%%

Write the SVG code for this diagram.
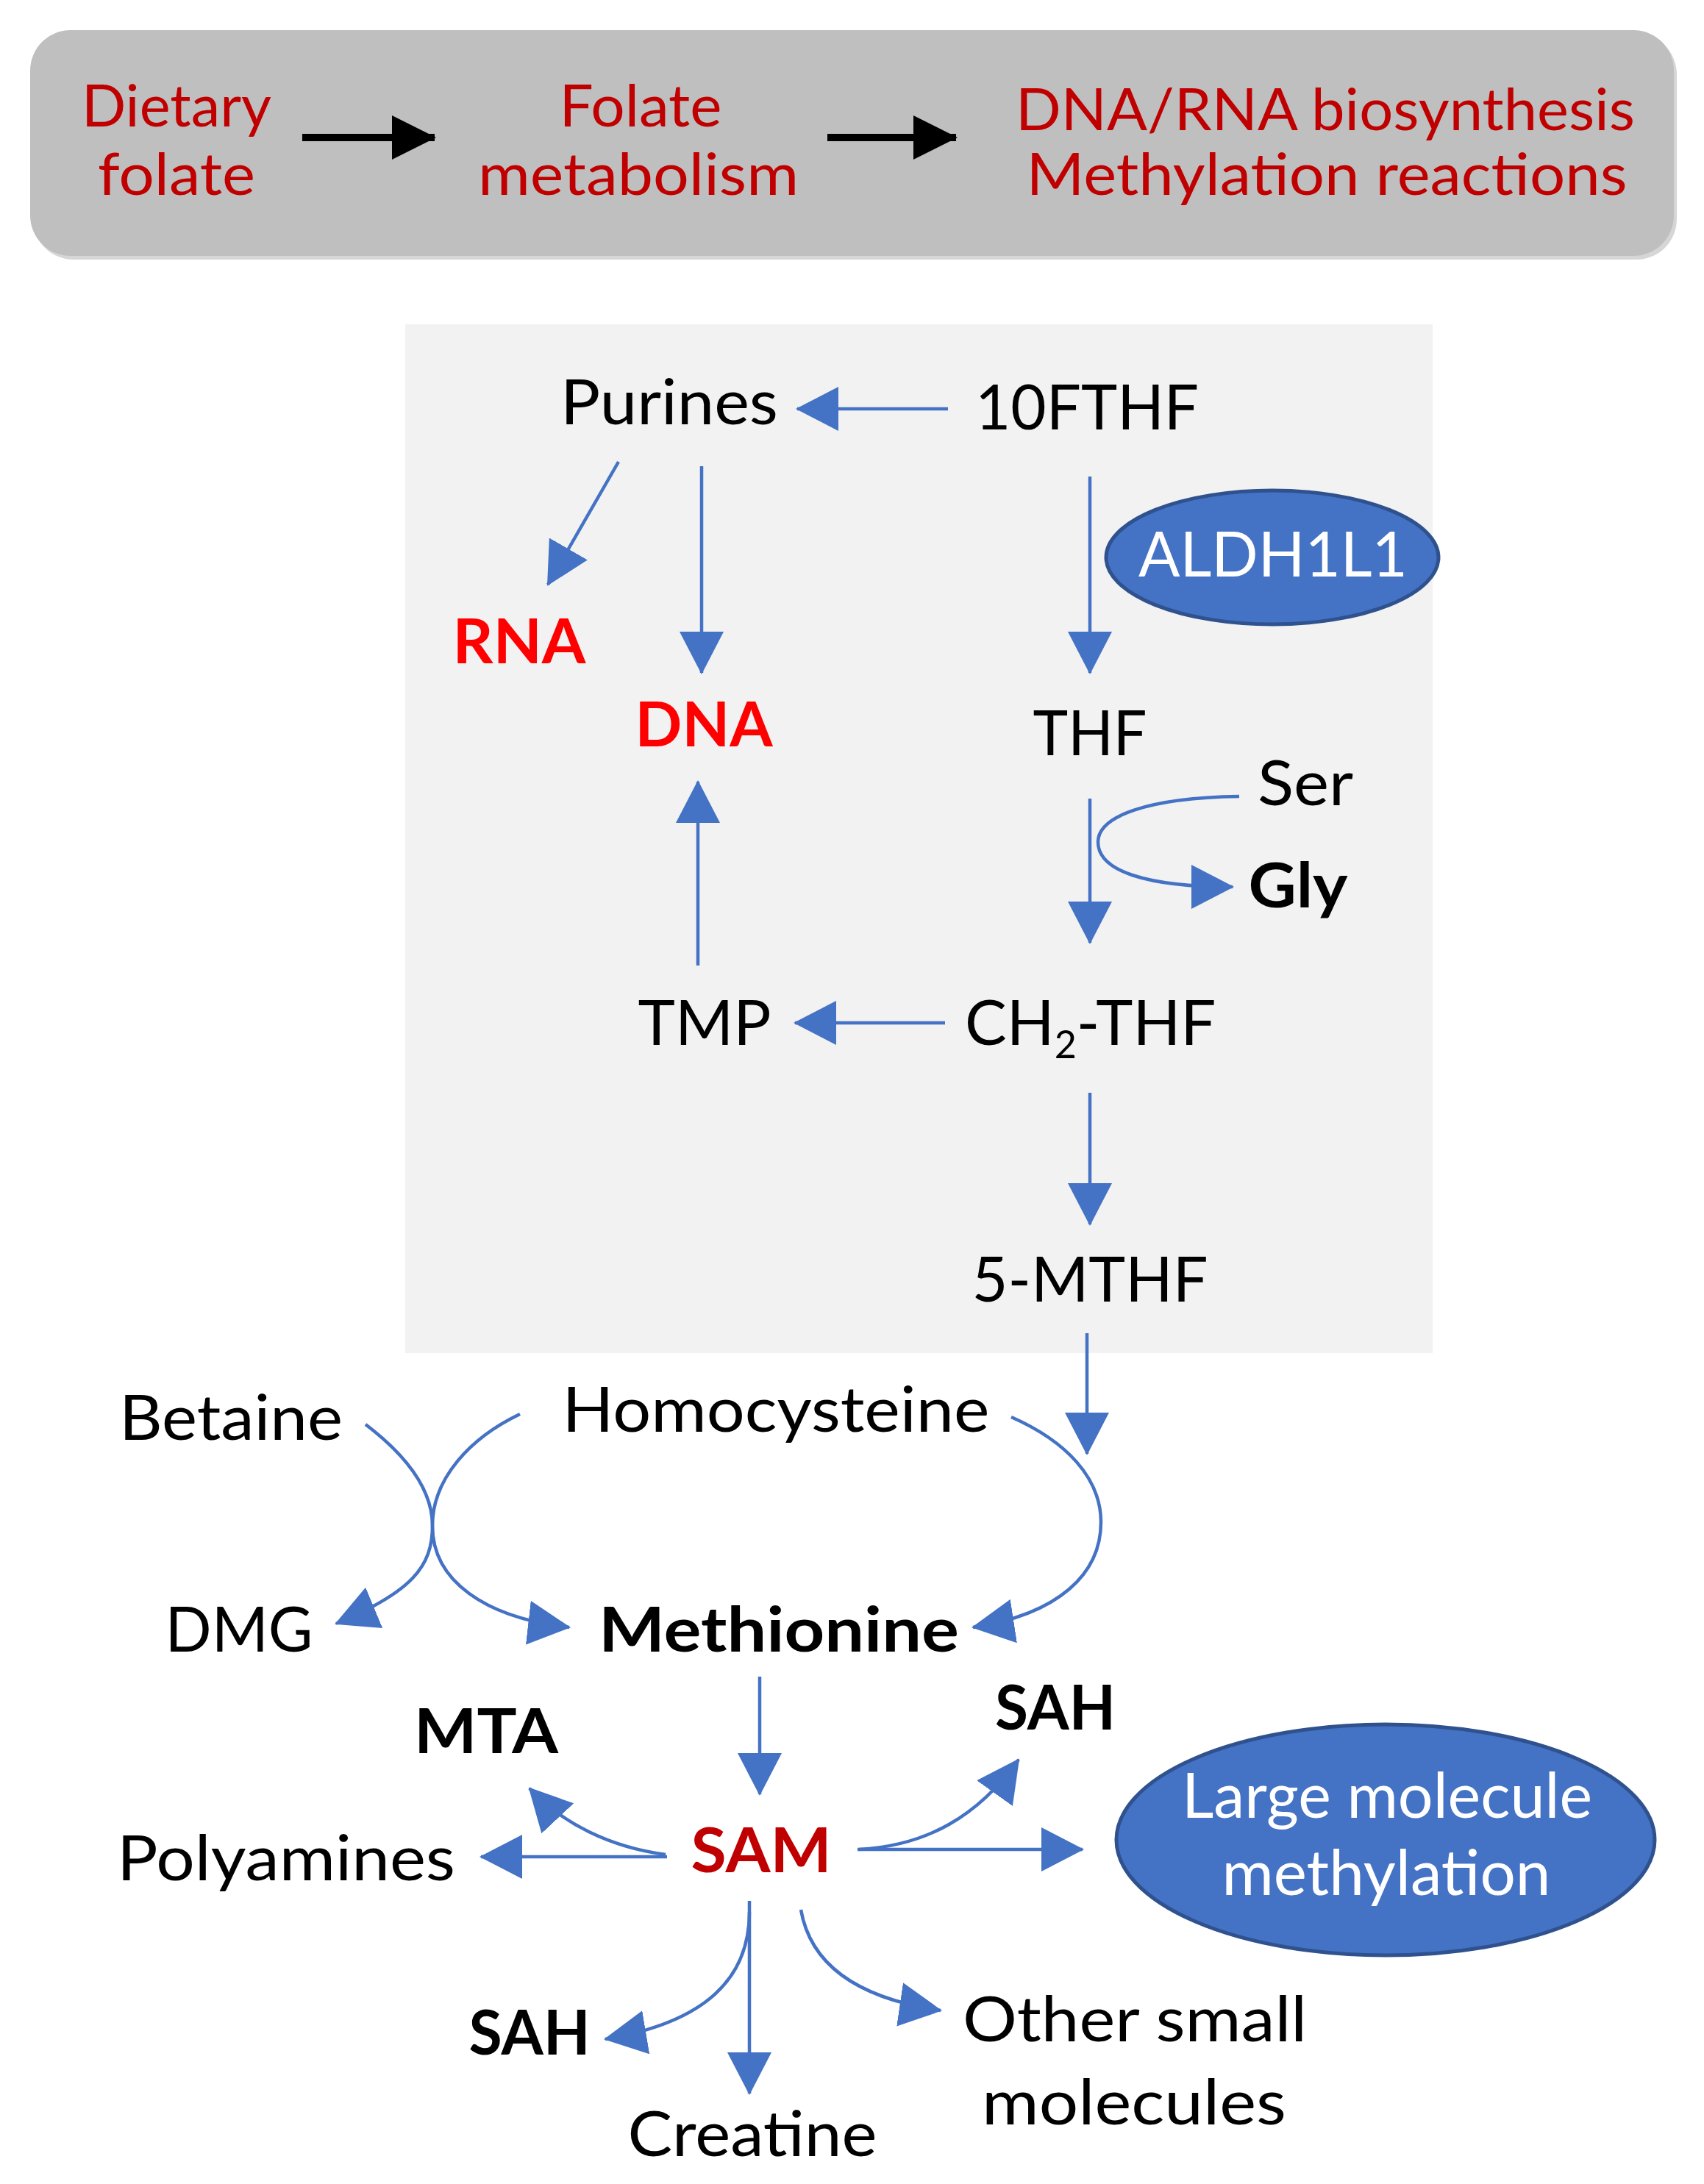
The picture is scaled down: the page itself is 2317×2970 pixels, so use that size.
<svg xmlns="http://www.w3.org/2000/svg" width="2317" height="2970" viewBox="0 0 2317 2970">
<style>
.t{font-family:Lato,"Open Sans","Liberation Sans",sans-serif;font-size:85px;fill:#000;text-anchor:middle}
.top{font-size:80px;fill:#C00000}
.b{font-weight:bold}
.red{fill:#FF0000}
.dred{fill:#C00000}
.w{fill:#fff}
.c{fill:none;stroke:#4472C4;stroke-width:4.5}
.k{fill:none;stroke:#000;stroke-width:10}
</style>
<defs>
<marker id="ah" markerUnits="userSpaceOnUse" viewBox="0 0 58 60" markerWidth="58" markerHeight="60" refX="56" refY="30" orient="auto">
<path d="M0,0 L58,30 L0,60 z" fill="#4472C4"/>
</marker>
<marker id="ak" markerUnits="userSpaceOnUse" viewBox="0 0 60 60" markerWidth="60" markerHeight="60" refX="58" refY="30" orient="auto">
<path d="M0,0 L60,30 L0,60 z" fill="#000"/>
</marker>
</defs>
<rect width="2317" height="2970" fill="#fff"/>
<g id="header">
<rect x="45" y="46" width="2235" height="307" rx="55" fill="#d6d6d6"/>
<rect x="41" y="41" width="2235" height="307" rx="55" fill="#BFBFBF"/>
</g>
<rect id="folate-panel" x="551" y="441" width="1397" height="1399" fill="#F2F2F2"/>
<g id="connectors">
<path class="k" d="M411,187 L591,187" marker-end="url(#ak)"/>
<path class="k" d="M1125,187 L1300,187" marker-end="url(#ak)"/>
<path class="c" d="M1289,556 L1084,556" marker-end="url(#ah)"/>
<path class="c" d="M841,628 L745,795" marker-end="url(#ah)"/>
<path class="c" d="M954,634 L954,915" marker-end="url(#ah)"/>
<path class="c" d="M1482,648 L1482,915" marker-end="url(#ah)"/>
<path class="c" d="M1482,1086 L1482,1282" marker-end="url(#ah)"/>
<path class="c" d="M1685,1083 C1560,1085 1493,1110 1493,1145 C1493,1185 1560,1206 1676,1206" marker-end="url(#ah)"/>
<path class="c" d="M1285,1391 L1081,1391" marker-end="url(#ah)"/>
<path class="c" d="M949,1313 L949,1063" marker-end="url(#ah)"/>
<path class="c" d="M1482,1486 L1482,1665" marker-end="url(#ah)"/>
<path class="c" d="M1478,1813 L1478,1977" marker-end="url(#ah)"/>
<path class="c" d="M497,1937 C560,1985 588,2030 588,2075 C588,2150 660,2200 774,2213" marker-end="url(#ah)"/>
<path class="c" d="M707,1923 C640,1955 588,2010 588,2075 C588,2130 560,2165 457,2208" marker-end="url(#ah)"/>
<path class="c" d="M1375,1927 C1450,1960 1497,2010 1497,2070 C1497,2140 1440,2195 1323,2213" marker-end="url(#ah)"/>
<path class="c" d="M1033,2280 L1033,2440" marker-end="url(#ah)"/>
<path class="c" d="M907,2525 L654,2525" marker-end="url(#ah)"/>
<path class="c" d="M905,2522 C830,2512 765,2480 720,2432" marker-end="url(#ah)"/>
<path class="c" d="M1168,2515 C1260,2510 1330,2470 1385,2393" marker-end="url(#ah)"/>
<path class="c" d="M1166,2515 L1472,2515" marker-end="url(#ah)"/>
<path class="c" d="M1019,2585 L1019,2847" marker-end="url(#ah)"/>
<path class="c" d="M1019,2600 C1019,2690 960,2750 823,2773" marker-end="url(#ah)"/>
<path class="c" d="M1089,2597 C1100,2660 1150,2715 1279,2734" marker-end="url(#ah)"/>
</g>
<g id="dietary-folate"><text class="t top" x="240" y="172" textLength="258" lengthAdjust="spacingAndGlyphs">Dietary</text><text class="t top" x="240" y="265" textLength="214" lengthAdjust="spacingAndGlyphs">folate</text></g>
<g id="folate-metabolism"><text class="t top" x="871" y="172" textLength="221" lengthAdjust="spacingAndGlyphs">Folate</text><text class="t top" x="868" y="265" textLength="436" lengthAdjust="spacingAndGlyphs">metabolism</text></g>
<g id="outcomes"><text class="t top" x="1802" y="177" textLength="842" lengthAdjust="spacingAndGlyphs">DNA/RNA biosynthesis</text><text class="t top" x="1804" y="265" textLength="817" lengthAdjust="spacingAndGlyphs">Methylation reactions</text></g>
<g id="purines"><text class="t" x="910" y="577" textLength="296" lengthAdjust="spacingAndGlyphs">Purines</text></g>
<g id="tenfthf"><text class="t" x="1478" y="584" textLength="304" lengthAdjust="spacingAndGlyphs">10FTHF</text></g>
<g id="aldh1l1"><ellipse cx="1730" cy="758" rx="226" ry="91" fill="#4472C4" stroke="#2F528F" stroke-width="5"/><text class="t w" x="1731" y="784" textLength="366" lengthAdjust="spacingAndGlyphs">ALDH1L1</text></g>
<g id="rna"><text class="t b red" x="706" y="902" textLength="181" lengthAdjust="spacingAndGlyphs">RNA</text></g>
<g id="dna"><text class="t b red" x="957" y="1015" textLength="187" lengthAdjust="spacingAndGlyphs">DNA</text></g>
<g id="thf"><text class="t" x="1482" y="1027" textLength="155" lengthAdjust="spacingAndGlyphs">THF</text></g>
<g id="ser"><text class="t" x="1775" y="1095" textLength="130" lengthAdjust="spacingAndGlyphs">Ser</text></g>
<g id="gly"><text class="t b" x="1765" y="1234" textLength="135" lengthAdjust="spacingAndGlyphs">Gly</text></g>
<g id="tmp"><text class="t" x="958" y="1421" textLength="181" lengthAdjust="spacingAndGlyphs">TMP</text></g>
<g id="ch2thf"><text class="t" x="1312" y="1421" style="text-anchor:start">CH<tspan font-size="52" dy="18">2</tspan><tspan dy="-18">-THF</tspan></text></g>
<g id="mthf"><text class="t" x="1482" y="1770" textLength="321" lengthAdjust="spacingAndGlyphs">5-MTHF</text></g>
<g id="betaine"><text class="t" x="314" y="1958" textLength="304" lengthAdjust="spacingAndGlyphs">Betaine</text></g>
<g id="homocysteine"><text class="t" x="1055" y="1947" textLength="581" lengthAdjust="spacingAndGlyphs">Homocysteine</text></g>
<g id="dmg"><text class="t" x="325" y="2246" textLength="201" lengthAdjust="spacingAndGlyphs">DMG</text></g>
<g id="methionine"><text class="t b" x="1059" y="2246" textLength="490" lengthAdjust="spacingAndGlyphs">Methionine</text></g>
<g id="mta"><text class="t b" x="661" y="2384" textLength="196" lengthAdjust="spacingAndGlyphs">MTA</text></g>
<g id="sah-upper"><text class="t b" x="1435" y="2352" textLength="164" lengthAdjust="spacingAndGlyphs">SAH</text></g>
<g id="sam"><text class="t b dred" x="1035" y="2546" textLength="191" lengthAdjust="spacingAndGlyphs">SAM</text></g>
<g id="polyamines"><text class="t" x="389" y="2557" textLength="460" lengthAdjust="spacingAndGlyphs">Polyamines</text></g>
<g id="large-molecule"><ellipse cx="1884" cy="2502" rx="366" ry="157" fill="#4472C4" stroke="#2F528F" stroke-width="5"/><text class="t w" x="1886" y="2472" textLength="558" lengthAdjust="spacingAndGlyphs">Large molecule</text><text class="t w" x="1885" y="2577" textLength="447" lengthAdjust="spacingAndGlyphs">methylation</text></g>
<g id="sah-lower"><text class="t b" x="720" y="2794" textLength="165" lengthAdjust="spacingAndGlyphs">SAH</text></g>
<g id="creatine"><text class="t" x="1023" y="2932" textLength="339" lengthAdjust="spacingAndGlyphs">Creatine</text></g>
<g id="other-small"><text class="t" x="1543" y="2776" textLength="468" lengthAdjust="spacingAndGlyphs">Other small</text><text class="t" x="1542" y="2889" textLength="414" lengthAdjust="spacingAndGlyphs">molecules</text></g>
</svg>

%%

DO THIS: Track down all lines above with the string "size" and copy them.

FULL RESPONSE:
The picture is scaled down: the page itself is 2317×2970 pixels, so use that size.
.t{font-family:Lato,"Open Sans","Liberation Sans",sans-serif;font-size:85px;fill:#000;text-anchor:middle}
.top{font-size:80px;fill:#C00000}
<g id="ch2thf"><text class="t" x="1312" y="1421" style="text-anchor:start">CH<tspan font-size="52" dy="18">2</tspan><tspan dy="-18">-THF</tspan></text></g>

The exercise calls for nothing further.